In addressing the issue of the jeopardy assessment, the court found that the Tax Court had acted within its authority in upholding the government’s assessment against Durovic. The court noted that under 26 U.S.C. § 6861, the Secretary of the Treasury has the discretion to make a jeopardy assessment if they believe that the collection of tax is in jeopardy. The court acknowledged that while Durovic argued the assessment was illegal, he had not taken advantage of the available remedies to contest it. Furthermore, the court indicated that previous rulings had established that the discretionary power given to the Secretary was not subject to judicial review, thus limiting the court's ability to intervene. The assessment remained valid because Durovic failed to demonstrate that it was excessive or improper, and he did not pursue the administrative routes available to him for relief. Consequently, the court concluded that the jeopardy assessment was lawful and upheld its validity.

Filing a Joint Return

The court also addressed whether Durovic was entitled to file a joint return with his wife for the years in question. It determined that the statutory framework under 26 U.S.C. § 6013 prohibited the filing of a joint return after the expiration of the three-year limitations period for filing individual returns. The court emphasized that this rule applied regardless of whether individual returns had initially been filed. Durovic's individual returns for the years 1954 to 1958 were not filed prior to the IRS's assessment of deficiencies, and therefore, the joint return filed in 1965 was untimely. The court reasoned that allowing Durovic to retroactively file a joint return would undermine the established limitations period and contradict the intent of Congress in enacting the statute. Moreover, the court noted that the failure to file individual returns precluded Durovic from subsequently benefiting from the option to file jointly. Thus, the court affirmed the Tax Court's ruling that Durovic was not entitled to file a joint return with his wife.

Cost of Goods Sold

In evaluating the computation of Durovic's cost of goods sold, the court examined several aspects of the Tax Court's findings. The court noted that discrepancies existed between the figures claimed by Durovic and those accepted by the Tax Court, particularly regarding research expenditures and the number of ampules produced. While Durovic asserted that certain costs should be included in the calculation of goods sold, the court found that the Tax Court’s reductions in claimed expenses were not arbitrary, given the lack of sufficient documentation to support the full amounts requested. Additionally, the court emphasized that the Tax Court's decision to allocate costs based on the number of ampules produced rather than those distributed free of charge was justified, as it reflected the reality of actual sales and production costs. The court acknowledged that the distribution of free samples could be considered a promotional expense but maintained that the Tax Court's approach was appropriate in determining the total cost of goods sold. Consequently, the court upheld the Tax Court's findings related to the calculation of costs associated with the Krebiozen ampules, affirming the reduced figures accepted for tax purposes.

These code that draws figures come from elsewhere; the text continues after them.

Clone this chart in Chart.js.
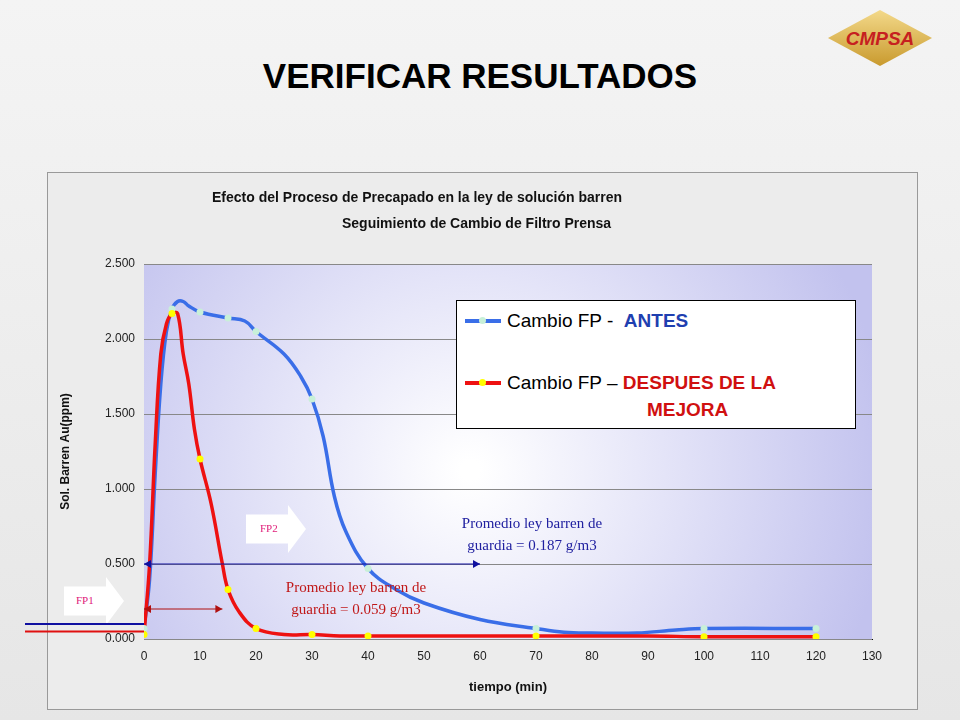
<!DOCTYPE html>
<html><head><meta charset="utf-8">
<script src="https://cdn.jsdelivr.net/npm/chart.js@4/dist/chart.umd.min.js"></script>
<style>
body{margin:0;width:960px;height:720px;overflow:hidden;background:linear-gradient(#f4f4f4,#e6e6e6);font-family:"Liberation Sans",Arial,sans-serif;position:relative}
#box{position:absolute;left:47px;top:172px;width:871px;height:538px;background:#ececec;border:1px solid #999;box-sizing:border-box}
canvas{position:absolute;left:0;top:0}
.abs{position:absolute;white-space:nowrap}
</style></head><body>
<div class="abs" style="left:0;width:960px;top:56px;text-align:center;font-size:35px;font-weight:bold;color:#000">VERIFICAR RESULTADOS</div>
<div class="abs" style="left:820px;top:8px;width:120px;height:60px">
 <div style="position:absolute;left:8px;top:2px;width:104px;height:56px;background:linear-gradient(#f3d98a,#c99a2e);clip-path:polygon(50% 0,100% 50%,50% 100%,0 50%)"></div>
 <div style="position:absolute;left:0;width:120px;top:20px;text-align:center;font-weight:bold;font-style:italic;font-size:19px;color:#c62020">CMPSA</div>
</div>
<div id="box"></div>
<div class="abs" style="left:64px;top:577px;width:60px;height:48px">
 <div style="position:absolute;left:0;top:0;width:60px;height:48px;background:#fff;clip-path:polygon(0 20%,70% 20%,70% 0,100% 50%,70% 100%,70% 80%,0 80%)"></div>
 <div style="position:absolute;left:12px;top:17px;font-family:'Liberation Serif',serif;font-size:11px;color:#e0207a">FP1</div>
</div>
<canvas id="c" width="960" height="720"></canvas>
<div class="abs" style="left:212px;top:189px;font-size:14px;font-weight:bold;color:#111">Efecto del Proceso de Precapado en la ley de solución barren</div>
<div class="abs" style="left:342px;top:215px;font-size:14px;font-weight:bold;color:#111">Seguimiento de Cambio de Filtro Prensa</div>
<div class="abs" style="left:456px;top:300px;width:400px;height:129px;background:#fff;border:1px solid #000;box-sizing:border-box">
 <div style="position:absolute;left:8px;top:18px;width:36px;height:4px;background:#3a6ee8"></div>
 <div style="position:absolute;left:22px;top:16px;width:7px;height:7px;border-radius:50%;background:#c8f0d8"></div>
 <div style="position:absolute;left:8px;top:80px;width:36px;height:4px;background:#ee1111"></div>
 <div style="position:absolute;left:22px;top:78px;width:7px;height:7px;border-radius:50%;background:#ffff00"></div>
</div>
<div class="abs" style="left:507px;top:310px;font-size:19px;color:#000">Cambio FP -&nbsp; <b style="color:#1f3fb0">ANTES</b></div>
<div class="abs" style="left:507px;top:372px;font-size:19px;color:#000">Cambio FP – <b style="color:#d01010">DESPUES DE LA</b></div>
<div class="abs" style="left:647px;top:399px;font-size:19px;font-weight:bold;color:#d01010">MEJORA</div>
<div class="abs" style="left:432px;top:512px;width:200px;text-align:center;font-family:'Liberation Serif',serif;font-size:15px;color:#2020a0;line-height:22px">Promedio ley barren de<br>guardia = 0.187 g/m3</div>
<div class="abs" style="left:256px;top:576px;width:200px;text-align:center;font-family:'Liberation Serif',serif;font-size:15px;color:#c01818;line-height:22px">Promedio ley barren de<br>guardia = 0.059 g/m3</div>
<div class="abs" style="left:246px;top:505px;width:60px;height:48px">
 <div style="position:absolute;left:0;top:0;width:60px;height:48px;background:#fff;clip-path:polygon(0 20%,70% 20%,70% 0,100% 50%,70% 100%,70% 80%,0 80%)"></div>
 <div style="position:absolute;left:14px;top:17px;font-family:'Liberation Serif',serif;font-size:11px;color:#e0207a">FP2</div>
</div>
<script>
const xTicks=[0,10,20,30,40,50,60,70,80,90,100,110,120,130];
const yTicks=[0,0.5,1.0,1.5,2.0,2.5];
const antesX=[0,1,2,3,4,5,6,7,8,10,15,18,20,25,28,30,32,34,36,40,45,50,60,70,75,80,88,95,100,120];
const antesY=[0.07,0.4,1.1,1.7,2.05,2.2,2.25,2.25,2.22,2.18,2.14,2.12,2.05,1.9,1.75,1.6,1.35,0.95,0.72,0.47,0.33,0.24,0.13,0.07,0.045,0.04,0.04,0.06,0.07,0.07];
const despuesX=[0,1,2,3,4,5,6,7,8,9,10,12,14,15,17,20,25,30,35,40,70,90,100,120];
const despuesY=[0.03,0.5,1.3,1.9,2.1,2.17,2.17,1.9,1.7,1.4,1.2,0.9,0.5,0.33,0.18,0.07,0.03,0.03,0.02,0.02,0.02,0.02,0.015,0.015];
const markX=[0,5,10,15,20,30,40,70,100,120];
const antesMarkY=[0.07,2.2,2.18,2.14,2.05,1.6,0.47,0.07,0.07,0.07];
const despuesMarkY=[0.03,2.17,1.2,0.33,0.07,0.03,0.02,0.02,0.015,0.015];
const pts=(xs,ys)=>xs.map((x,i)=>({x,y:ys[i]}));
const deco={id:'deco',
 beforeDatasetsDraw(ch){const {ctx,chartArea:a}=ch;
  const g=ctx.createRadialGradient(470,470,10,470,470,420);
  g.addColorStop(0,'#ffffff');g.addColorStop(0.45,'#e4e4f8');g.addColorStop(1,'#c2c2ee');
  ctx.save();ctx.fillStyle=g;ctx.fillRect(a.left,a.top,a.right-a.left,a.bottom-a.top);
  ctx.strokeStyle='#888';ctx.lineWidth=1;
  const ys=ch.scales.y;
  yTicks.forEach(v=>{const p=Math.round(ys.getPixelForValue(v))+0.5;ctx.beginPath();ctx.moveTo(a.left,p);ctx.lineTo(a.right,p);ctx.stroke();});
  ctx.restore();},
 afterDatasetsDraw(ch){const {ctx}=ch;const xs=ch.scales.x,ys=ch.scales.y;
  const arrow=(x1,x2,y,col)=>{const a=xs.getPixelForValue(x1),b=xs.getPixelForValue(x2),p=ys.getPixelForValue(y);
   ctx.strokeStyle=col;ctx.fillStyle=col;ctx.lineWidth=1;ctx.beginPath();ctx.moveTo(a,p);ctx.lineTo(b,p);ctx.stroke();
   [[a,1],[b,-1]].forEach(([q,d])=>{ctx.beginPath();ctx.moveTo(q,p);ctx.lineTo(q+7*d,p-4);ctx.lineTo(q+7*d,p+4);ctx.fill();});};
  ctx.save();
  arrow(0,60,0.5,'#1010a0');arrow(0,14,0.2,'#b01010');
  const x0=xs.getPixelForValue(0);
  ctx.lineWidth=2;ctx.strokeStyle='#1010a0';ctx.beginPath();ctx.moveTo(25,ys.getPixelForValue(0.1));ctx.lineTo(x0,ys.getPixelForValue(0.1));ctx.stroke();
  ctx.strokeStyle='#e01010';ctx.beginPath();ctx.moveTo(25,ys.getPixelForValue(0.05));ctx.lineTo(x0,ys.getPixelForValue(0.05));ctx.stroke();
  ctx.restore();}
};
new Chart(document.getElementById('c'),{
 type:'scatter',
 data:{datasets:[
  {data:pts(antesX,antesY),order:3,showLine:true,borderColor:'#3a6ee8',borderWidth:3.5,pointRadius:0,tension:0.4},
  {data:pts(despuesX,despuesY),order:2,showLine:true,borderColor:'#ee1111',borderWidth:3.5,pointRadius:0,tension:0.4},
  {data:pts(markX,antesMarkY),order:1,pointRadius:3.5,pointBackgroundColor:'#c8f0d8',pointBorderWidth:0},
  {data:pts(markX,despuesMarkY),order:0,pointRadius:3.5,pointBackgroundColor:'#ffff00',pointBorderWidth:0}
 ]},
 plugins:[deco],
 options:{responsive:false,animation:false,
  layout:{padding:{left:54,right:88,top:264,bottom:21}},
  plugins:{legend:{display:false},tooltip:{enabled:false}},
  scales:{
   x:{type:'linear',min:0,max:130,afterBuildTicks:s=>{s.ticks=xTicks.map(v=>({value:v}));},
    grid:{display:false,drawTicks:true,tickLength:6,color:'#000'},border:{color:'#000'},
    ticks:{color:'#222',font:{size:12,family:'Liberation Sans'},padding:4},
    title:{display:true,text:'tiempo (min)',color:'#111',font:{size:13,weight:'bold',family:'Liberation Sans'},padding:{top:12}},
    afterFit:s=>{s.height=60;}},
   y:{min:0,max:2.5,afterBuildTicks:s=>{s.ticks=yTicks.map(v=>({value:v}));},
    grid:{display:false,drawTicks:true,tickLength:6,color:'#000'},border:{color:'#000'},
    ticks:{color:'#222',font:{size:12,family:'Liberation Sans'},callback:v=>v.toFixed(3)},
    title:{display:true,text:'Sol. Barren Au(ppm)',color:'#111',font:{size:12,weight:'bold',family:'Liberation Sans'}},
    afterFit:s=>{s.width=90;}}
  }}
});
</script></body></html>
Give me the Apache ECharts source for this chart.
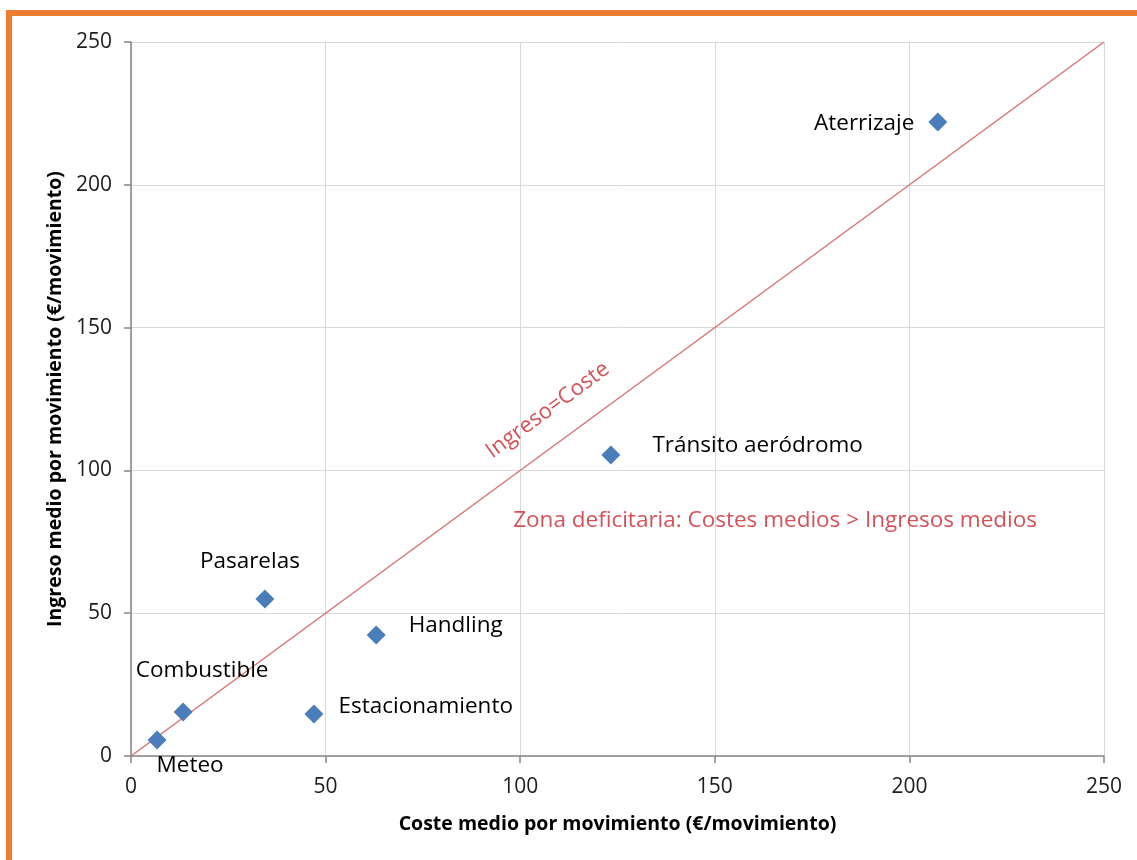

Conversion Rate for Currency

The court also considered the appropriate conversion rate to apply when calculating the costs associated with Durovic's investments in Argentine pesos. The Tax Court had determined that the commercial rate of 9.66 pesos to the dollar was applicable, while Durovic argued for a lower rate of 3.36 pesos to the dollar, asserting it was more favorable. However, the court found that the Tax Court's reliance on the commercial rate was justified, as it reflected the actual market conditions at the time of the transactions. The court noted that the record did not establish that Durovic had used the basic buying rate in prior transactions or that it was the standard practice for converting such currencies. Furthermore, the court pointed out that the Tax Court had sought to adhere to principles that reflect the true dollar value of investments based on the prevailing market rates. Ultimately, the court upheld the Tax Court's determination regarding the conversion rate, emphasizing that it was consistent with established tax law principles regarding currency exchange in international transactions.